Introduction
Analysis is a very important factor in spell checking. Stemming and other techniques that change tokens is not recommended since it will result in giving stems as suggestions. Instead, you should use a very minimal tokenization/analysis process like the StandardAnalyzer or even the WhitespaceTokenizer plus a simple lower casing filter and a filter that removes apostrophes and the like. As with most things in search, there are always tradeoffs and you should evaluate the results in your application.

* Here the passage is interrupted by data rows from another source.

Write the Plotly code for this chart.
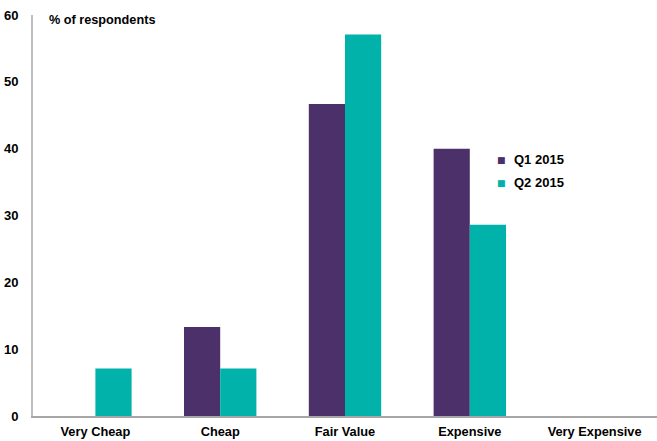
import plotly.graph_objects as go

categories = ["Very Cheap", "Cheap", "Fair Value", "Expensive", "Very Expensive"]
q1_2015 = [0, 13.3, 46.7, 40.0, 0]
q2_2015 = [7.1, 7.1, 57.1, 28.6, 0]
y_ticks = [0, 10, 20, 30, 40, 50, 60]
series_names = ["Q1 2015", "Q2 2015"]

PURPLE = "#4B3069"
TEAL = "#00B2A9"
FONT = "Liberation Sans, Arial, sans-serif"

fig = go.Figure()
fig.add_trace(go.Bar(name=series_names[0], x=categories, y=q1_2015, marker_color=PURPLE,
                     marker_line_width=0, showlegend=False))
fig.add_trace(go.Bar(name=series_names[1], x=categories, y=q2_2015, marker_color=TEAL,
                     marker_line_width=0, showlegend=False))

# Compact legend: small coloured square followed by the series name
annotations = [dict(text="<b>% of respondents</b>", x=0.022, y=0.988, xref="paper", yref="paper",
                    xanchor="left", yanchor="middle", showarrow=False,
                    font=dict(family=FONT, size=12.7, color="#000000"))]
legend_y = [0.639, 0.582]
for name, color, ly in zip(series_names, [PURPLE, TEAL], legend_y):
    annotations.append(dict(text="■", x=0.751, y=ly, xref="paper", yref="paper",
                            xanchor="center", yanchor="middle", showarrow=False,
                            font=dict(family="DejaVu Sans", size=9, color=color)))
    annotations.append(dict(text="<b>" + name + "</b>", x=0.767, y=ly, xref="paper", yref="paper",
                            xanchor="left", yanchor="middle", showarrow=False,
                            font=dict(family=FONT, size=13, color="#000000")))

fig.update_layout(
    width=657, height=441,
    margin=dict(l=33, r=0, t=15, b=25),
    paper_bgcolor="white", plot_bgcolor="white",
    barmode="group", bargap=0.42, bargroupgap=0,
    font=dict(family=FONT, size=12, color="#000000"),
    showlegend=False,
    annotations=annotations,
)
fig.update_xaxes(showline=True, linecolor="#A6A6A6", linewidth=2, ticks="",
                 ticklabelstandoff=3,
                 tickfont=dict(family=FONT, size=12.8, weight="bold"), showgrid=False)
fig.update_yaxes(range=[0, 60], tickvals=y_ticks, showline=True, linecolor="#BFBFBF", linewidth=2,
                 ticks="", showgrid=False, zeroline=False, ticklabelstandoff=10,
                 tickfont=dict(family=FONT, size=13, weight="bold"))

fig.write_html("out.html")
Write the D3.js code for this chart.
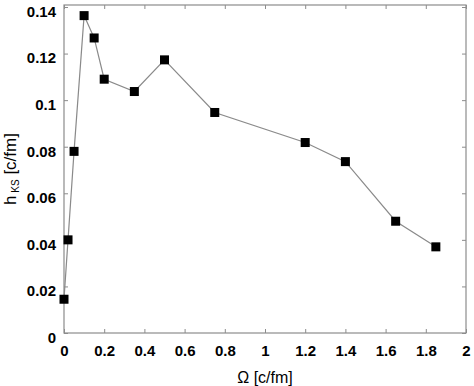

That being said, a common configuration for spell checking is:
<fieldType name="textSpell" class="solr.TextField" positionIncrementGap="100" omitNorms="true"> <analyzer type="index"> <tokenizer class="solr.StandardTokenizerFactory"/> <filter class="solr.StopFilterFactory" ignoreCase="true" words="stopwords.txt"/> <filter class="solr.LowerCaseFilterFactory"/> <filter class="solr.StandardFilterFactory"/> </analyzer> <analyzer type="query"> <tokenizer class="solr.StandardTokenizerFactory"/> <filter class="solr.SynonymFilterFactory" synonyms="synonyms.txt" ignoreCase="true" expand="true"/> <filter class="solr.StopFilterFactory" ignoreCase="true" words="stopwords.txt"/> <filter class="solr.LowerCaseFilterFactory"/> <filter class="solr.StandardFilterFactory"/> </analyzer> </fieldType>
Furthermore, on the field that will get this type, use omitTermFreqAndPositions="true"
to save a little space and time during indexing.
Use a <copyField> to divert your main text fields to the spell field and then configure your spell checker to use the "spell" field to derive the spelling index.